NXP doesn't provide schematic symbols or footprints, so I'm about to have to put a lot of work into creating my Altium symbol (all 289 pins) for the i.mx6ull and what I'm wondering is whether the part numbers between feature sets (e.g., MCIMX6Y2CVK08AB vs. the MCIMX6Y2CVK05AB) are drop-in pin compatible. The only difference I see is the max speed (05 is 528MHz and 08 is 792MHz). The speed doesn't matter to me anyway because i'm going to dial it back as far as I can while still getting linux to run in order to minimize power consumption.
Speaking of linux, I'm planning to base my board on the eval board reference design from the i.mx6ull product page. There's a linux download and yocto project and what I'm wondering is, since the eval board runs the MCIMX6Y2DVM05AA which is the commercial temperature instead of industrial temperature and 528MHz, when i lay out my new board will the pre-compiled linux image that was built for the eval kit work with my board?
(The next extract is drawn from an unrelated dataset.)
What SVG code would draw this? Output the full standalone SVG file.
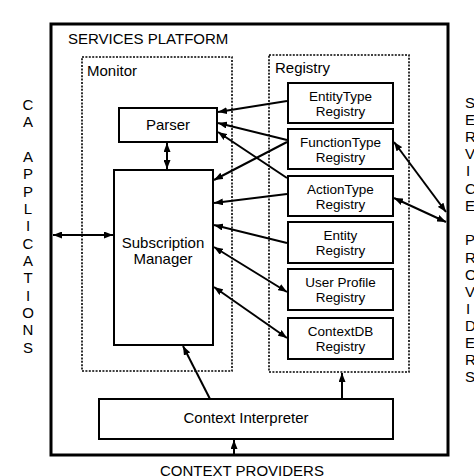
<svg xmlns="http://www.w3.org/2000/svg" width="474" height="476" viewBox="0 0 474 476">
<defs>
<marker id="ah" viewBox="0 0 9 7" refX="9" refY="3.5" markerWidth="9" markerHeight="7" markerUnits="userSpaceOnUse" orient="auto-start-reverse">
<path d="M0,0 L9,3.5 L0,7 z" fill="#000"/>
</marker>
<style>
text{font-family:"Liberation Sans",Arial,sans-serif;fill:#000}
.box{fill:#fff;stroke:#000;stroke-width:2}
.dot{fill:none;stroke:#000;stroke-width:1.6;stroke-dasharray:2,1.4}
.lbl{font-size:15px}
.reg{font-size:13.5px;text-anchor:middle}
.mid{text-anchor:middle}
.c{fill:none;stroke:#000;stroke-width:2}
.v{font-size:15px}
</style>
</defs>
<rect width="474" height="476" fill="#fff"/>
<g id="platform">
<rect x="51" y="24" width="397" height="431" fill="none" stroke="#000" stroke-width="3"/>
<text class="lbl" x="68" y="44" font-size="15.5">SERVICES PLATFORM</text>
</g>
<g id="monitor">
<rect class="dot" x="82" y="57" width="150" height="314"/>
<text class="lbl" x="87" y="76">Monitor</text>
</g>
<g id="registry">
<rect class="dot" x="269" y="55" width="140" height="317"/>
<text class="lbl" x="275" y="73">Registry</text>
</g>
<g id="parser">
<rect class="box" x="119" y="108" width="98" height="34"/>
<text class="lbl mid" x="168" y="130">Parser</text>
</g>
<g id="subscription-manager">
<rect class="box" x="114" y="170" width="99" height="175"/>
<text class="lbl mid" x="163" y="248">Subscription</text>
<text class="lbl mid" x="163" y="264">Manager</text>
</g>
<g id="entitytype-registry">
<rect class="box" x="288" y="83" width="105" height="40"/>
<text class="reg" x="340.5" y="101">EntityType</text>
<text class="reg" x="340.5" y="116">Registry</text>
</g>
<g id="functiontype-registry">
<rect class="box" x="288" y="129" width="105" height="40"/>
<text class="reg" x="340.5" y="147">FunctionType</text>
<text class="reg" x="340.5" y="162">Registry</text>
</g>
<g id="actiontype-registry">
<rect class="box" x="288" y="176" width="105" height="40"/>
<text class="reg" x="340.5" y="194">ActionType</text>
<text class="reg" x="340.5" y="209">Registry</text>
</g>
<g id="entity-registry">
<rect class="box" x="288" y="222" width="105" height="41"/>
<text class="reg" x="340.5" y="240">Entity</text>
<text class="reg" x="340.5" y="255">Registry</text>
</g>
<g id="user-profile-registry">
<rect class="box" x="288" y="269" width="105" height="41"/>
<text class="reg" x="340.5" y="287">User Profile</text>
<text class="reg" x="340.5" y="302">Registry</text>
</g>
<g id="contextdb-registry">
<rect class="box" x="288" y="318" width="105" height="41"/>
<text class="reg" x="340.5" y="336">ContextDB</text>
<text class="reg" x="340.5" y="351">Registry</text>
</g>
<g id="context-interpreter">
<rect class="box" x="99" y="399" width="294" height="40"/>
<text class="lbl mid" x="246" y="423">Context Interpreter</text>
</g>
<g id="ca-applications">
<text class="v mid" x="28"><tspan x="28" y="110">C</tspan><tspan x="28" y="127">A</tspan><tspan x="28" y="162">A</tspan><tspan x="28" y="179">P</tspan><tspan x="28" y="196.5">P</tspan><tspan x="28" y="214">L</tspan><tspan x="28" y="231">I</tspan><tspan x="28" y="248.5">C</tspan><tspan x="28" y="266">A</tspan><tspan x="28" y="283">T</tspan><tspan x="28" y="300.5">I</tspan><tspan x="28" y="318">O</tspan><tspan x="28" y="335">N</tspan><tspan x="28" y="352.5">S</tspan></text>
</g>
<g id="service-providers">
<text class="v" x="465"><tspan x="465" y="107.5">S</tspan><tspan x="465" y="124.5">E</tspan><tspan x="465" y="142">R</tspan><tspan x="465" y="159">V</tspan><tspan x="466" y="176">I</tspan><tspan x="465" y="193.5">C</tspan><tspan x="465" y="210.5">E</tspan><tspan x="465" y="245">P</tspan><tspan x="465" y="262.5">R</tspan><tspan x="465" y="279.5">O</tspan><tspan x="465" y="296.5">V</tspan><tspan x="466" y="313.5">I</tspan><tspan x="465" y="330.5">D</tspan><tspan x="465" y="348">E</tspan><tspan x="465" y="365">R</tspan><tspan x="465" y="382">S</tspan></text>
</g>
<g id="context-providers">
<text class="lbl mid" x="242" y="476">CONTEXT PROVIDERS</text>
</g>
<g id="connectors">
<path class="c" d="M287,101 L218,112" marker-end="url(#ah)"/>
<path class="c" d="M287,140 L218,123" marker-end="url(#ah)"/>
<path class="c" d="M287,142 L214,180" marker-end="url(#ah)"/>
<path class="c" d="M287,178 L218,132" marker-end="url(#ah)"/>
<path class="c" d="M287,194 L214,203" marker-end="url(#ah)"/>
<path class="c" d="M287,243 L214,225" marker-end="url(#ah)"/>
<path class="c" d="M214,247 L287,292" marker-start="url(#ah)" marker-end="url(#ah)"/>
<path class="c" d="M214,287 L287,338" marker-start="url(#ah)" marker-end="url(#ah)"/>
<path class="c" d="M394,142 L446,212" marker-start="url(#ah)" marker-end="url(#ah)"/>
<path class="c" d="M394,198 L446,222" marker-start="url(#ah)" marker-end="url(#ah)"/>
<path class="c" d="M167,143 L167,169" marker-start="url(#ah)" marker-end="url(#ah)"/>
<path class="c" d="M53,235 L113,235" marker-start="url(#ah)" marker-end="url(#ah)"/>
<path class="c" d="M210,399 L183,346" marker-end="url(#ah)"/>
<path class="c" d="M342,399 L342,373" marker-end="url(#ah)"/>
<path class="c" d="M234,454 L234,440" marker-end="url(#ah)"/>
</g>
</svg>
Would linux care or even notice that the model number isn't the same? Along those same lines, the eval board uses 4Gb DDR3L RAM and I was looking to use 1Gb DDR3L RAM instead because it's way cheaper and more readily available. Other than potential performance issues (I'm ultimately not even going to run a desktop on my device, just a single executable that is the GUI for the device), will Linux care that the ram size is different? The RAM i'm looking at is pin-compatible and is the same x16 format as what's on the eval board.
Hi David,
They are compatible, but with 1G RAM you should modify the uboot source code and adapt it.